THE PROBLEM:
Retype the material below. Keep every word exactly as it is.

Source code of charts
::::

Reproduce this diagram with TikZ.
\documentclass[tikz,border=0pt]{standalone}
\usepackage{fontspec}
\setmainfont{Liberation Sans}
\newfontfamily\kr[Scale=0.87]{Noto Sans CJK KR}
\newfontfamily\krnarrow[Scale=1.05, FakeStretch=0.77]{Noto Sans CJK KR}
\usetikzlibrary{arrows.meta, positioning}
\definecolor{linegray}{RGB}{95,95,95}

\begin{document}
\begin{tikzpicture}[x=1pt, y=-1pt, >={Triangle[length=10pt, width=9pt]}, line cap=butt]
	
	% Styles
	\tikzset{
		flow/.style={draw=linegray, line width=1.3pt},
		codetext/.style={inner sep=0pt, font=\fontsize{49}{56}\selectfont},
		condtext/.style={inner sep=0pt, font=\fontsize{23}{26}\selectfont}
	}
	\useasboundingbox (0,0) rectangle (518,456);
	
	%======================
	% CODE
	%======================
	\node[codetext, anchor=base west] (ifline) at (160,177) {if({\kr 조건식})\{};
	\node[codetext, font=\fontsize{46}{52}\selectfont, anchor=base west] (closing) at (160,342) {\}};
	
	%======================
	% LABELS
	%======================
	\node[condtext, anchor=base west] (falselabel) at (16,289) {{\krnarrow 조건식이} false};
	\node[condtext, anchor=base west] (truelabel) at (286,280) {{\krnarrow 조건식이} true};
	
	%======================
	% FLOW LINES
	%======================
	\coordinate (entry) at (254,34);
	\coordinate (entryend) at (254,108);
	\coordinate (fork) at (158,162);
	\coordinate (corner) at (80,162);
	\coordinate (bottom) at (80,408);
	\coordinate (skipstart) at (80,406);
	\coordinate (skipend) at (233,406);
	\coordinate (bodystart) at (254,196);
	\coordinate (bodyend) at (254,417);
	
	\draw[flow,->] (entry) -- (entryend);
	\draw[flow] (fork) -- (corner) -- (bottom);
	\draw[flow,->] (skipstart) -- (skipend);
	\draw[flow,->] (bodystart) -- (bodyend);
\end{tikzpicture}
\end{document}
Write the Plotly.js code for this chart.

::::

REPLY TO THE TASK:
Reproduce this diagram with TikZ.
\documentclass[tikz,border=0pt]{standalone}
\usepackage{fontspec}
\setmainfont{Liberation Sans}
\newfontfamily\kr[Scale=0.87]{Noto Sans CJK KR}
\newfontfamily\krnarrow[Scale=1.05, FakeStretch=0.77]{Noto Sans CJK KR}
\usetikzlibrary{arrows.meta, positioning}
\definecolor{linegray}{RGB}{95,95,95}

\begin{document}
\begin{tikzpicture}[x=1pt, y=-1pt, >={Triangle[length=10pt, width=9pt]}, line cap=butt]
	
	% Styles
	\tikzset{
		flow/.style={draw=linegray, line width=1.3pt},
		codetext/.style={inner sep=0pt, font=\fontsize{49}{56}\selectfont},
		condtext/.style={inner sep=0pt, font=\fontsize{23}{26}\selectfont}
	}
	\useasboundingbox (0,0) rectangle (518,456);
	
	%======================
	% CODE
	%======================
	\node[codetext, anchor=base west] (ifline) at (160,177) {if({\kr 조건식})\{};
	\node[codetext, font=\fontsize{46}{52}\selectfont, anchor=base west] (closing) at (160,342) {\}};
	
	%======================
	% LABELS
	%======================
	\node[condtext, anchor=base west] (falselabel) at (16,289) {{\krnarrow 조건식이} false};
	\node[condtext, anchor=base west] (truelabel) at (286,280) {{\krnarrow 조건식이} true};
	
	%======================
	% FLOW LINES
	%======================
	\coordinate (entry) at (254,34);
	\coordinate (entryend) at (254,108);
	\coordinate (fork) at (158,162);
	\coordinate (corner) at (80,162);
	\coordinate (bottom) at (80,408);
	\coordinate (skipstart) at (80,406);
	\coordinate (skipend) at (233,406);
	\coordinate (bodystart) at (254,196);
	\coordinate (bodyend) at (254,417);
	
	\draw[flow,->] (entry) -- (entryend);
	\draw[flow] (fork) -- (corner) -- (bottom);
	\draw[flow,->] (skipstart) -- (skipend);
	\draw[flow,->] (bodystart) -- (bodyend);
\end{tikzpicture}
\end{document}
Write the Plotly.js code for this chart.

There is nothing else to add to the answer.